On academic publishing

I don't know who is going to find this blog besides spam-bots, but assuming some academic-y folks do, I thought I'd post on academic publishing. Specifically, I'll post on academic publishing in education (and my corner of it, which is learning sciences). I'm inspired partly because these were largely tacit rules I learned over time and also because I just saw this circulating: http://cacm.acm.org/magazines/2015/9/191173-should-conferences-meet-journals-and-where/fulltext

For good or ill, publishing is our bread and butter. It's how we are judged as being valuable as researchers (although if you keep generating big money grants and don't really publish much, I think your university or institution might see the value of having you). Let's ignore how the "publish or perish" mentality means too much stuff of "meh" quality gets written just so we can report large numbers of pubs to our institutions. It's a problem, but not one I want to talk about here. 

In a nutshell, goodness of publication venue is a judgment we should defer to the experts in that academic community. They know what is good and why. There are journals that are highly ranked that have the boring same old same old and, frankly, doesn't advance our knowledge in a meaningful way. Also, I say this deference to people in the field is important because I hear time and again that fields like Computer Science are penalized at the university level because the publications expected in the CS community are conference proceedings but institutions want journal articles. Hey, CS conferences are no cakewalk! Their acceptance rates are tougher than a lot of journals. If I'm evaluating a job or tenure candidate's CV based on CS conferences, color me impressed if I see regular papers in well known and top conferences. My field is, I believe, getting to a point that conference proceedings papers have some real oomph to them. Conferences with published proceedings also have a quicker turnaround, so the inherent delays in the journal publishing system are mitigated. We actually learn what is going on in the field much sooner rather than reading really interesting stuff on data collected in 2005 (seriously, I'm pretty sure I just reviewed a journal manuscript like that.) (I think it was fine, but I have been reviewing a lot of papers and can't remember each and every one after I submit my review)

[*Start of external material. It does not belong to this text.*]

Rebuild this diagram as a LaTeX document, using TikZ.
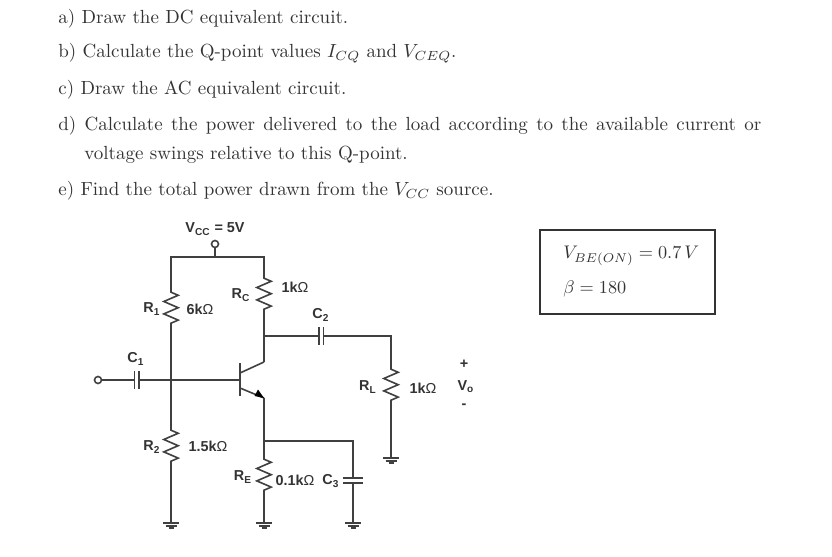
\documentclass[tikz,border=0pt]{standalone}
\usepackage{fontspec}
\usetikzlibrary{decorations.pathmorphing}
\newfontfamily\lab{Liberation Sans}
\tikzset{
    wire/.style={draw=black!75, line width=0.8pt},
    res/.style={wire, decoration={zigzag, segment length=6.2pt, amplitude=3.6pt, pre length=0.1pt, post length=0.1pt}, decorate},
    lab/.style={font=\lab\bfseries\fontsize{7.2}{8}\selectfont, text=black!80, inner sep=0pt},
    task/.style={anchor=west, inner sep=0pt, text=black!80, scale=0.95, transform shape},
    gnd/.pic={
        \draw[wire, line width=1pt] (-8,0) -- (8,0);
        \draw[wire, line width=1pt] (-5.5,2.7) -- (5.5,2.7);
        \draw[wire, line width=1pt] (-2.5,5.4) -- (2.5,5.4);
    }
}
\newcommand{\sub}[1]{\textsubscript{#1}}
\newcommand{\ohm}{{\mdseries Ω}}
\begin{document}
\begin{tikzpicture}[x=0.5pt, y=-0.5pt]
        \useasboundingbox (0,0) rectangle (832,557);
        % questions
        \node[task] (qa) at (58,18.5) {a) Draw the DC equivalent circuit.};
        \node[task] (qb) at (58,53.5) {b) Calculate the Q-point values $I_{CQ}$ and $V_{CEQ}$.};
        \node[task] (qc) at (58,89.5) {c) Draw the AC equivalent circuit.};
        \node[task] (qd) at (58,125.5) {\makebox[370pt][s]{d) Calculate the power delivered to the load according to the available current or}};
        \node[task] (qd2) at (84,154.5) {voltage swings relative to this Q-point.};
        \node[task] (qe) at (58,190.5) {e) Find the total power drawn from the $V_{CC}$ source.};
        % given values
        \node[draw=black!80, line width=0.7pt, minimum width=87.5pt, minimum height=42pt, inner sep=0pt] (given) at (627.5,272) {};
        \node[task, scale=0.96] (vbe) at (563,256) {$V_{BE(ON)}=0.7\,V$};
        \node[task, scale=0.96] (beta) at (563,288.5) {$\beta=180$};
        % points of the circuit
        \coordinate (c1a) at (134.5,380);
        \coordinate (c1b) at (139,380);
        \coordinate (jb) at (171,380);
        \coordinate (base) at (240,380);
        \coordinate (railm) at (215,257);
        \coordinate (raill) at (171,257);
        \coordinate (railr) at (264,257);
        \coordinate (r1t) at (171,292);
        \coordinate (r1b) at (171,328);
        \coordinate (rct) at (264,278);
        \coordinate (rcb) at (264,314);
        \coordinate (jc) at (264,336);
        \coordinate (coll) at (264,362);
        \coordinate (emit) at (264,398);
        \coordinate (je) at (264,441);
        \coordinate (r2t) at (171,430);
        \coordinate (r2b) at (171,465);
        \coordinate (g2) at (171,523);
        \coordinate (ret) at (264,459);
        \coordinate (reb) at (264,495);
        \coordinate (ge) at (264,523);
        \coordinate (c3r) at (353,441);
        \coordinate (c3a) at (353,478);
        \coordinate (c3b) at (353,483);
        \coordinate (g3) at (353,523);
        \coordinate (c2a) at (319,336);
        \coordinate (c2b) at (323.5,336);
        \coordinate (rlr) at (391,336);
        \coordinate (rlt) at (391,369);
        \coordinate (rlb) at (391,406);
        \coordinate (gl) at (391,458);
        \node[circle, wire, minimum size=3.5pt, inner sep=0pt] (vcc) at (215,244) {};
        \node[circle, wire, minimum size=3.5pt, inner sep=0pt] (inp) at (98,380) {};
        % wires
        \draw[wire] (vcc) -- (railm);
        \draw[wire] (r1t) -- (raill) -- (railr) -- (rct);
        \draw[res] (r1t) -- (r1b);
        \draw[res] (rct) -- (rcb);
        \draw[wire] (rcb) -- (jc) -- (coll);
        \draw[wire] (inp) -- (c1a);
        \draw[wire] (c1b) -- (base);
        \draw[wire] (r1b) -- (jb) -- (r2t);
        \draw[res] (r2t) -- (r2b);
        \draw[wire] (r2b) -- (g2);
        \draw[wire] (emit) -- (ret);
        \draw[res] (ret) -- (reb);
        \draw[wire] (reb) -- (ge);
        \draw[wire] (je) -- (c3r) -- (c3a);
        \draw[wire] (c3b) -- (g3);
        \draw[wire] (jc) -- (c2a);
        \draw[wire] (c2b) -- (rlr) -- (rlt);
        \draw[res] (rlt) -- (rlb);
        \draw[wire] (rlb) -- (gl);
        % capacitors
        \draw[wire] (134.5,371) -- (134.5,389);
        \draw[wire] (139,371) -- (139,389);
        \draw[wire] (319,327) -- (319,345);
        \draw[wire] (323.5,327) -- (323.5,345);
        \draw[wire] (343,478) -- (363,478);
        \draw[wire] (343,483) -- (363,483);
        % transistor
        \draw[wire, line width=1pt] (240,363) -- (240,396);
        \draw[wire] (240,373) -- (coll);
        \draw[wire] (240,388) -- (emit);
        \fill[black] (264,398) -- (254.5,396) -- (258,389.5) -- cycle;
        % grounds
        \pic at (g2) {gnd};
        \pic at (ge) {gnd};
        \pic at (g3) {gnd};
        \pic at (gl) {gnd};
        % labels
        \node[lab] (lvcc) at (215,229) {V\sub{CC} = 5V};
        \node[lab] (lr1) at (152,309) {R\sub{1}};
        \node[lab] (l6k) at (200,309) {6k\ohm};
        \node[lab] (lrc) at (241,295) {R\sub{C}};
        \node[lab] (l1k) at (295,287) {1k\ohm};
        \node[lab] (lc1) at (136,359) {C\sub{1}};
        \node[lab] (lc2) at (321,315) {C\sub{2}};
        \node[lab] (lr2) at (152,447) {R\sub{2}};
        \node[lab] (l15k) at (208,446) {1.5k\ohm};
        \node[lab] (lre) at (243,477) {R\sub{E}};
        \node[lab] (l01k) at (295,480) {0.1k\ohm};
        \node[lab] (lc3) at (331,481) {C\sub{3}};
        \node[lab] (lrl) at (368,387) {R\sub{L}};
        \node[lab] (l1kl) at (423,388) {1k\ohm};
        \node[lab] (plus) at (464,364) {+};
        \node[lab] (vo) at (466,387) {V\sub{o}};
        \node[lab] (minus) at (464,406) {-};
    \end{tikzpicture}
\end{document}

So here are my opinions, influenced by my field, of publication types - probably aimed toward junior faculty, and subject to dissent from others: 

  •  Journal articles  are still considered the gold standard and probably because nearly all fields have them and have to go through the same sort of review process. Impact factors and official rankings help for letting people outside your field know it's a respected journal (although talking about impact factor at a cocktail party of non-academics isn't going to win over any new friends) but people inside your field know the true good journals. (defer to the specific community!) Good journals may not have high impact numbers, but impact factor is for show. If someone tries to impress me by mentioning the impact factor of a journal they published in, they fail. Frankly, an article in a lesser known journal that is good and gets read and cited is plenty good IMHO. Just don't do that for all your papers. And journals that are crap and will publish what you write as long as you pay publication fees reflect terribly on the scholar. I actually think it is okay to have possibly one or two articles in unimpressive journals as long as they have a respectable process and the paper is interesting. While a journal exists for nearly every topic, there are some things you may write about that just don't fit a known journal. That's fine. But, it's not good to have half or most of your articles in those. And special issues, I think, are frankly great. Special issues are getting more popular because people read them. So fine by me if you publish in a special issue. Often, it means you are respected enough in the sub area to be part of the club, and the club is big enough to populate an entire journal issue. 
  • Book chapters:  good to have some in books with respected publishers, good to have them with a well known editor. Bad to have them with unknown publishers, but again, an occasional piece in an unknown isn't awful so long as it is an interesting chapter that people will choose to read. I like book chapters because you often see some pretty bold assertions made that would often get sanitized in journal peer review. Doesn't mean the assertions are right, but they can spark interesting ideas and new directions. They can be really fun to write! In fact, I expect solid folks to have at least one or a couple showing they are respected enough to get invited. 
  • Book reviews:  fine for grad student, not for faculty. The only exception is if you are famous and are reviewing someone else who is famous. Then people want to see what you have to say. Because we are nosy.  
  • Encyclopedia entries:  depends on the publisher and editor. Obviously not where you want to put all your efforts, but if it has big names and you are invited, that's a privilege. No one is going to cite your entry but people may read it. This is, like book chapters, a situation where you are judged by the company you keep.
  • Published conference proceedings papers:   Great if it is from a respected and competitive conference that makes its proceedings accessible. People will cite published conference papers! Good also if it is in a CS conference or a close cousin of a CS conference. 
  •  Conference papers without proceedings  you have to have a steady stream of these, but no one but you is going to ever cite it. Good to have for known conferences and good to have lots of them. Doesn't give you any special perks - it's just the price of admission. And we are assuming these are peer reviewed, rather than "pay and you can present"
  • Authored Book:   not worth it unless it is with a well known press, it will have wide distribution, and is on a specialized topic that doesn't have books and is something lots of people really care about even if they aren't academics. This is time sensitive - a topic that used to be in vogue but isn't now is not a good use of time. Gotta be ahead of the curve and gotta be right about being ahead of the curve! And it doesn't replace journal articles, or even published conference proceedings papers, IMO. In general, not worth the time for someone young, but there are exceptions.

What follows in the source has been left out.